Data records —
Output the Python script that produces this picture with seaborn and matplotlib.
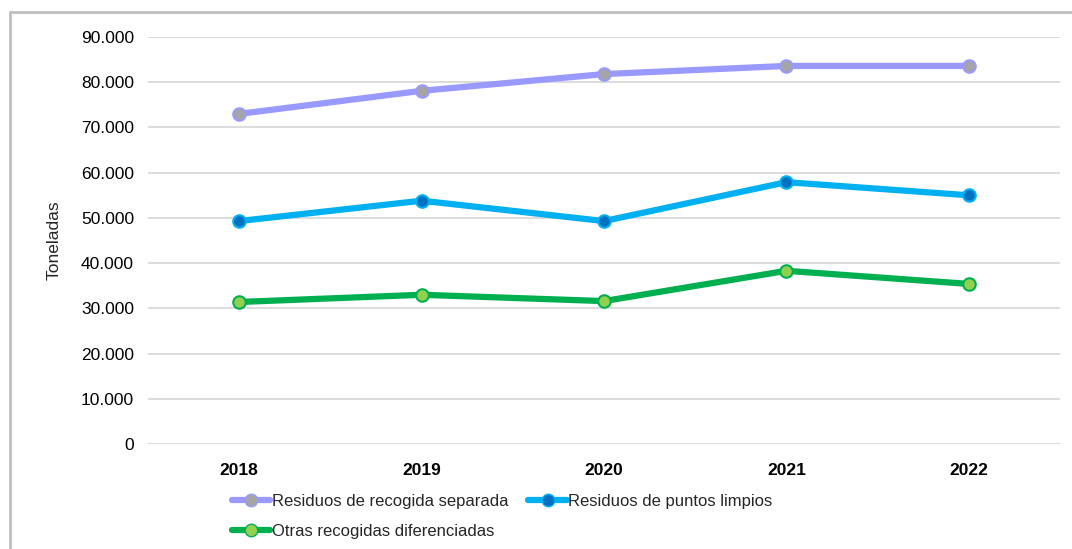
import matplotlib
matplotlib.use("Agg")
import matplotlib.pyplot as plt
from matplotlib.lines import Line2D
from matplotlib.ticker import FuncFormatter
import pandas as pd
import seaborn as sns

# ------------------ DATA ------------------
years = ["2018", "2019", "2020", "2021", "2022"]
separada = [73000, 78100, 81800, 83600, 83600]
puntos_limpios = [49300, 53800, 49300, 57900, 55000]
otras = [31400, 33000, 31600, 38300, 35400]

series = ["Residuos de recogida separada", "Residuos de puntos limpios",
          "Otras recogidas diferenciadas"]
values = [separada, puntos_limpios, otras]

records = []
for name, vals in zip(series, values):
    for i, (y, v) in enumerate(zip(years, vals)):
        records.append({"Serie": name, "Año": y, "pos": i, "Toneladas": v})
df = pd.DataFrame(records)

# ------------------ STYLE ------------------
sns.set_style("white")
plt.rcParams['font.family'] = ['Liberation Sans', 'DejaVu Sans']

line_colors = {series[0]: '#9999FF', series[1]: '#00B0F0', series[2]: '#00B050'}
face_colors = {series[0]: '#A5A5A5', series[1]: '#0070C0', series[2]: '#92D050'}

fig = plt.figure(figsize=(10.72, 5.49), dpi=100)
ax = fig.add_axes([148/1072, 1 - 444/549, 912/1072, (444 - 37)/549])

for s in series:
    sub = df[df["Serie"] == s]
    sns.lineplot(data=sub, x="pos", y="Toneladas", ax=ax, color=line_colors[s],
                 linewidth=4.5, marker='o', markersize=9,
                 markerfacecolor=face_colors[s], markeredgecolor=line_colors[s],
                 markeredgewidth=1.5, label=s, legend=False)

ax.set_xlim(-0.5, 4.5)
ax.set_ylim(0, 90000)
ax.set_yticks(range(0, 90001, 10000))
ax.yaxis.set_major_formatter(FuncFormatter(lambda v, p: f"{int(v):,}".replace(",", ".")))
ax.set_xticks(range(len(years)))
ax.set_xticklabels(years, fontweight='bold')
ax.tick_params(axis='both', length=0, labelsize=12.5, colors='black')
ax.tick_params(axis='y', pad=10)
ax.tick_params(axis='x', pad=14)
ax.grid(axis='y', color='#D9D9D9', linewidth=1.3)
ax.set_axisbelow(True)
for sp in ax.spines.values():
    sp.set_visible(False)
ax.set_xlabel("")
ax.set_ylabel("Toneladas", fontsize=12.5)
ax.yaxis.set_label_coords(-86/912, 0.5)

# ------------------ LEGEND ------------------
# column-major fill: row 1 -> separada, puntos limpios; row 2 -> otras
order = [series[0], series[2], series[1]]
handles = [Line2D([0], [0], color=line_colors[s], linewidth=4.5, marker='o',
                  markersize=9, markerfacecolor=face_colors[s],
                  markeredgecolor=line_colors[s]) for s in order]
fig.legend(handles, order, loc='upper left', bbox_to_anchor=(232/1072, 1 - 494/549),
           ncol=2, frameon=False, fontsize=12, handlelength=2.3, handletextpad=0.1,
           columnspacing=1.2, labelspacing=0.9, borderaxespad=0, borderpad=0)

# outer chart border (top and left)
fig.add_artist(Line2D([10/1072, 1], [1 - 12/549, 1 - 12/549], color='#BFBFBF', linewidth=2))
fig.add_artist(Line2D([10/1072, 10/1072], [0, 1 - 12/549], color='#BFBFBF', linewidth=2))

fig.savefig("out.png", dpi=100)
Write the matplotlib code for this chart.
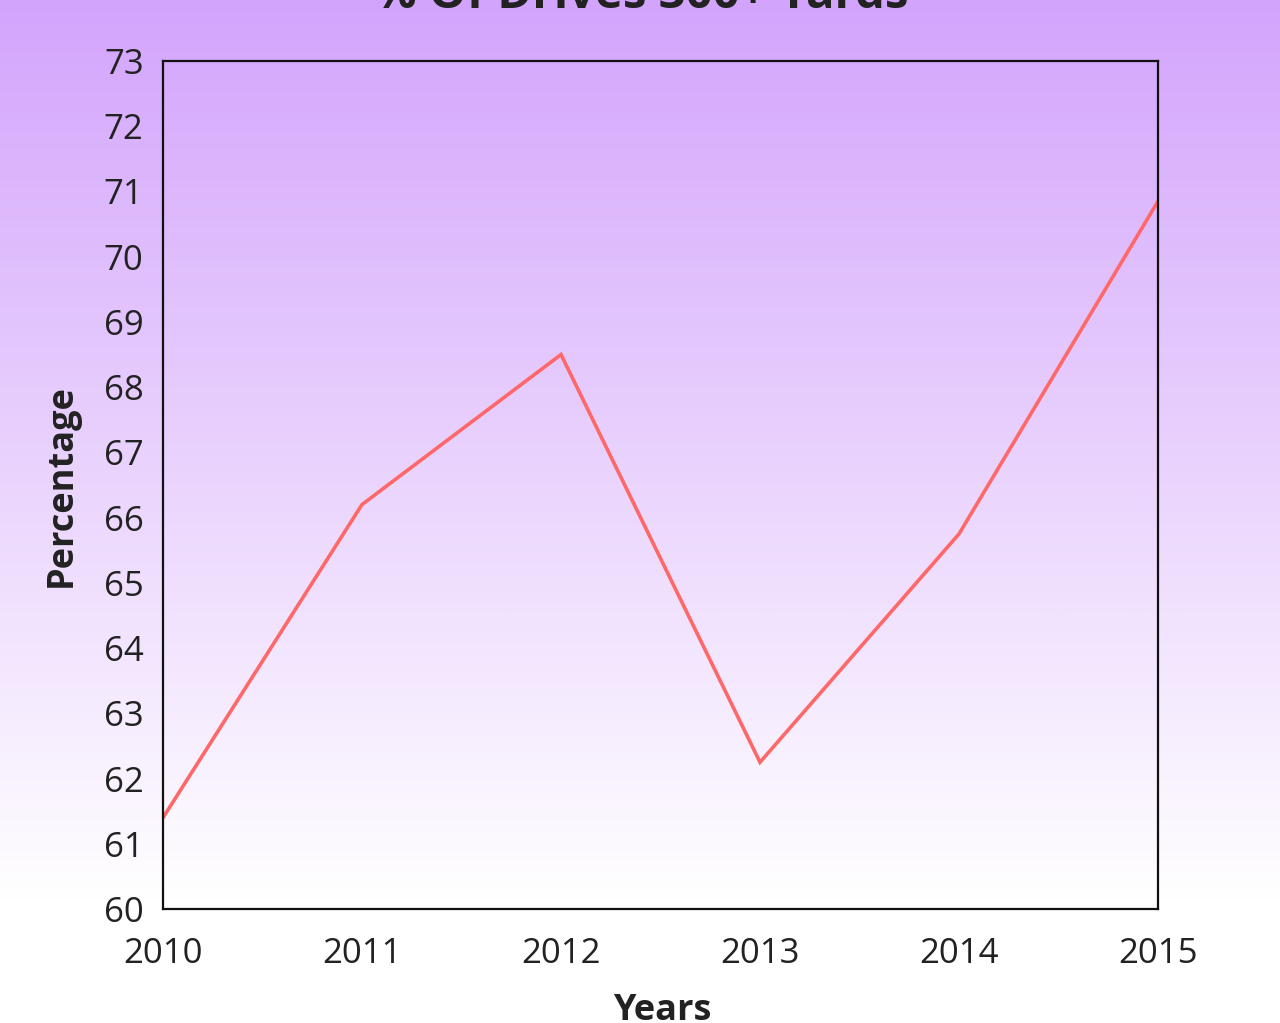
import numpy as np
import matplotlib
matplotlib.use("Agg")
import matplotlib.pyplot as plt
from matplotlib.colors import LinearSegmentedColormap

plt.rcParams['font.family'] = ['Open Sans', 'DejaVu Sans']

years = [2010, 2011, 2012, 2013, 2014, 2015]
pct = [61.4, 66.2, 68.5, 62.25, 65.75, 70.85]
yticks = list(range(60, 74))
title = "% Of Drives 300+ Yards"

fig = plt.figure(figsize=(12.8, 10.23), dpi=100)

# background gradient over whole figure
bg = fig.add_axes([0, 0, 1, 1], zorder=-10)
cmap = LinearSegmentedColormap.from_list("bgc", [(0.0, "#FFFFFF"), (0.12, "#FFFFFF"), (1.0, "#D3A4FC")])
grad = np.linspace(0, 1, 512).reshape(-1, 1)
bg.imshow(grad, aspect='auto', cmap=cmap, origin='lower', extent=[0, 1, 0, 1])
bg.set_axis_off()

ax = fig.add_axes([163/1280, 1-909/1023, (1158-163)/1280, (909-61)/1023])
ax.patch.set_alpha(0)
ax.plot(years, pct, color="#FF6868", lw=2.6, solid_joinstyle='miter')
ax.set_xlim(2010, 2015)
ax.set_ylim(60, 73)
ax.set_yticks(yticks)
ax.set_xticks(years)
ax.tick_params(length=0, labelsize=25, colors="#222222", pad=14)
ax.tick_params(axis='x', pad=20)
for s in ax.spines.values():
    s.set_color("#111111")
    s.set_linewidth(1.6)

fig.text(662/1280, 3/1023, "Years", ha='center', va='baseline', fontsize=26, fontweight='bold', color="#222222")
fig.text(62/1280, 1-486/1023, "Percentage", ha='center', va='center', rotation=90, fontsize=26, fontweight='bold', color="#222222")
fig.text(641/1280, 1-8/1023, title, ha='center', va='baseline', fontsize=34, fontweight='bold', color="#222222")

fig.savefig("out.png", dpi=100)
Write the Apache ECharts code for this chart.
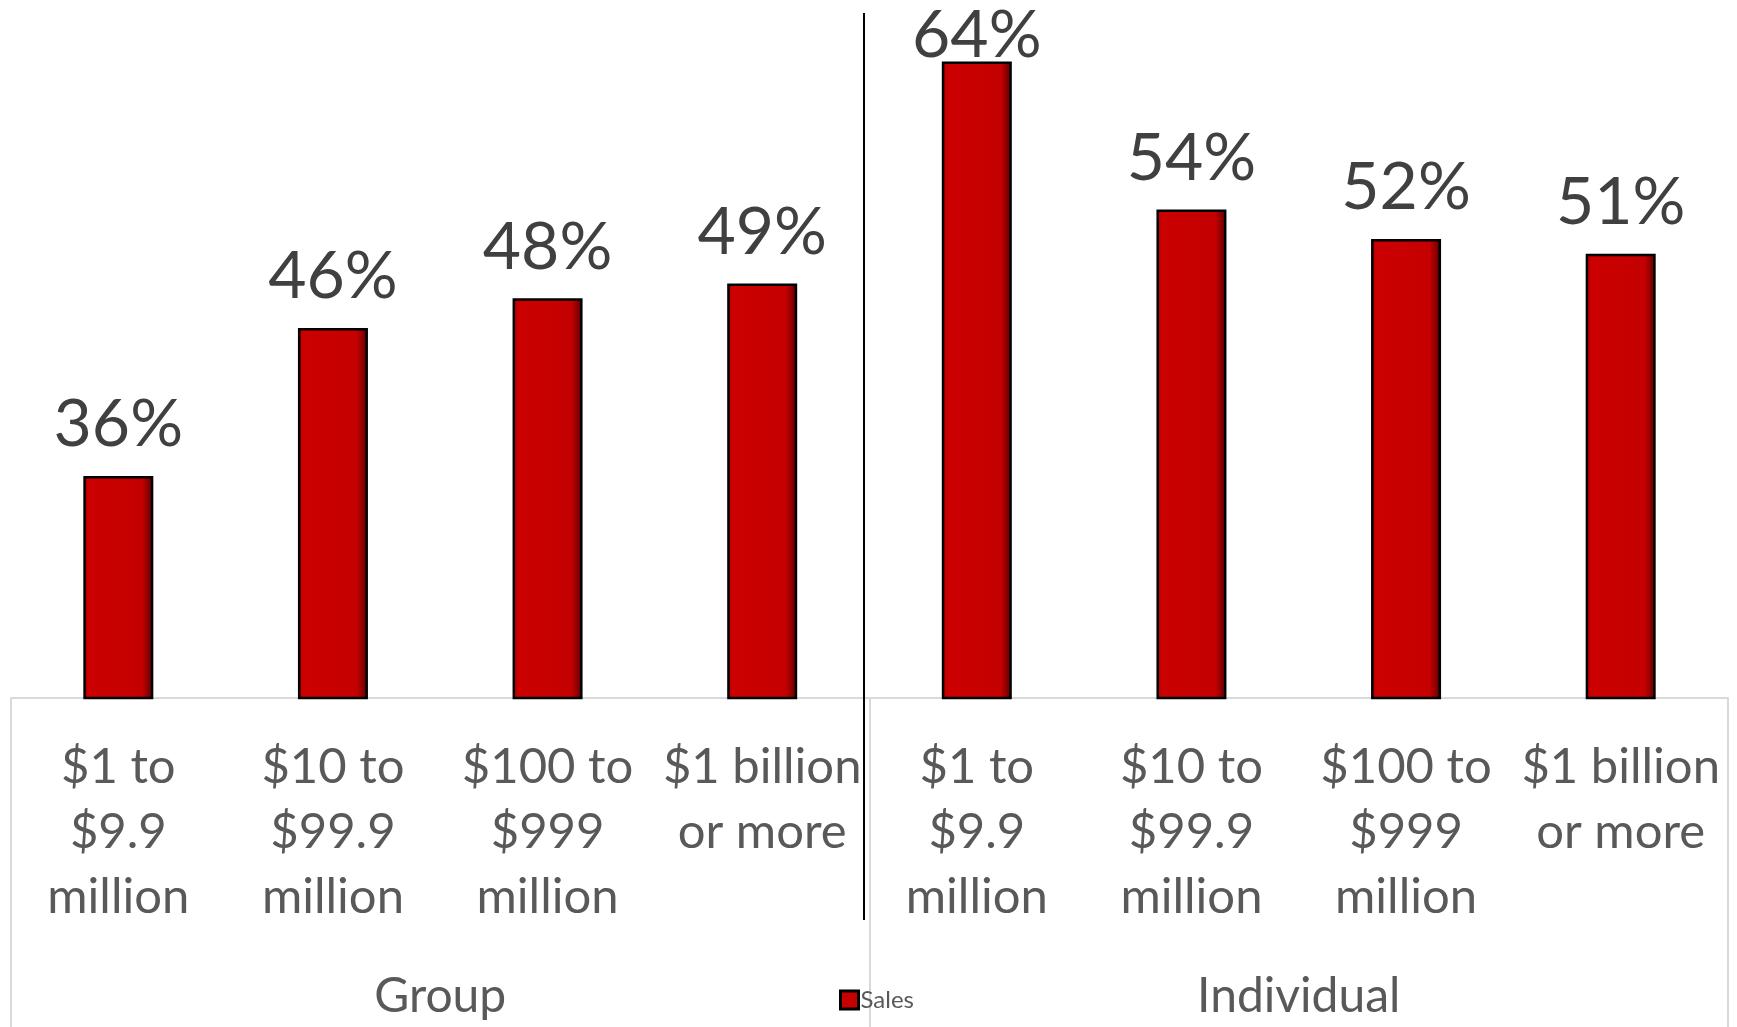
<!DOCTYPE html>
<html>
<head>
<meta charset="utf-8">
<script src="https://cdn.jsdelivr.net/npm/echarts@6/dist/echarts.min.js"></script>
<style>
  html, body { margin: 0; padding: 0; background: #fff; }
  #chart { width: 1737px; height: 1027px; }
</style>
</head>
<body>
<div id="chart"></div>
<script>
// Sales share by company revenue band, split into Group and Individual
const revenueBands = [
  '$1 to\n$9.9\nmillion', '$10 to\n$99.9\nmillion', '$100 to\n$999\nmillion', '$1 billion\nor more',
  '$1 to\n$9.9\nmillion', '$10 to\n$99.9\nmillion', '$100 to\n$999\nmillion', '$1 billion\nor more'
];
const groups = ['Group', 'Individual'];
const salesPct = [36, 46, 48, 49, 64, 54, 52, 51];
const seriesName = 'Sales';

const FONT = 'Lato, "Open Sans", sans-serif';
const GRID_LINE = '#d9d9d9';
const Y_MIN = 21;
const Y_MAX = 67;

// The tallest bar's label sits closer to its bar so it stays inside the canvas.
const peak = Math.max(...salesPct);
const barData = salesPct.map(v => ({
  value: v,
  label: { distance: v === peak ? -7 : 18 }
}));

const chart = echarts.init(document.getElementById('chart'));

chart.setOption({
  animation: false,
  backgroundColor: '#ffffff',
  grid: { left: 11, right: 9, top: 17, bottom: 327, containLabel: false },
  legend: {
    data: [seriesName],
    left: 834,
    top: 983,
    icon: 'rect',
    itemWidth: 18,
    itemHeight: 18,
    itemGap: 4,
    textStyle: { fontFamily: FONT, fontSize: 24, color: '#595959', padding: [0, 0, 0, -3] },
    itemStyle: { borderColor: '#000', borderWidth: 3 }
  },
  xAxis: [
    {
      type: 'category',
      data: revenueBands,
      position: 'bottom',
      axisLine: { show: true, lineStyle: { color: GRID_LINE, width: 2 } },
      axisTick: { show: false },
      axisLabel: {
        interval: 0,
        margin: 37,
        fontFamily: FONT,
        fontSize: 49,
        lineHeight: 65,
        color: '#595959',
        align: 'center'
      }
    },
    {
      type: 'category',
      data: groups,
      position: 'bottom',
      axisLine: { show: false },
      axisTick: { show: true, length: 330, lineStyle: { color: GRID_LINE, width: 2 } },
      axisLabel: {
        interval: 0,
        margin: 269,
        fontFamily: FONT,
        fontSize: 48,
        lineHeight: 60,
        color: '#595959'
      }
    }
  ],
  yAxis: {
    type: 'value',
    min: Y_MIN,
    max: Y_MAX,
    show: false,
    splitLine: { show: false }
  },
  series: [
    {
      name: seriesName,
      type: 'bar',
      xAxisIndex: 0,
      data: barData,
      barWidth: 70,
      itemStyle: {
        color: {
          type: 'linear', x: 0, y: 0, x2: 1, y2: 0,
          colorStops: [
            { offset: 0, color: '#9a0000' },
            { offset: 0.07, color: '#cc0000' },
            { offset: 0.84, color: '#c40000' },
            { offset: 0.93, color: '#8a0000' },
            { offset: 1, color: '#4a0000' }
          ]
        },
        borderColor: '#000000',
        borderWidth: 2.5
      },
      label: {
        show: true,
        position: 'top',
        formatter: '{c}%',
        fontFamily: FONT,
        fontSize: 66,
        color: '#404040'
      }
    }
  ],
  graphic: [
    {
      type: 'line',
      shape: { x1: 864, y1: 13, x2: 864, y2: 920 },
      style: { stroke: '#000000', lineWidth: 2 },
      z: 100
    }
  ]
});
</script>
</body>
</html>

Exercise aim — All lines from the start of the entries above through the line containing "values = [separada, puntos_limpios, otras]" are to be given again exactly; the pictures are not.

Task response —
Output the Python script that produces this picture with seaborn and matplotlib.
import matplotlib
matplotlib.use("Agg")
import matplotlib.pyplot as plt
from matplotlib.lines import Line2D
from matplotlib.ticker import FuncFormatter
import pandas as pd
import seaborn as sns

# ------------------ DATA ------------------
years = ["2018", "2019", "2020", "2021", "2022"]
separada = [73000, 78100, 81800, 83600, 83600]
puntos_limpios = [49300, 53800, 49300, 57900, 55000]
otras = [31400, 33000, 31600, 38300, 35400]

series = ["Residuos de recogida separada", "Residuos de puntos limpios",
          "Otras recogidas diferenciadas"]
values = [separada, puntos_limpios, otras]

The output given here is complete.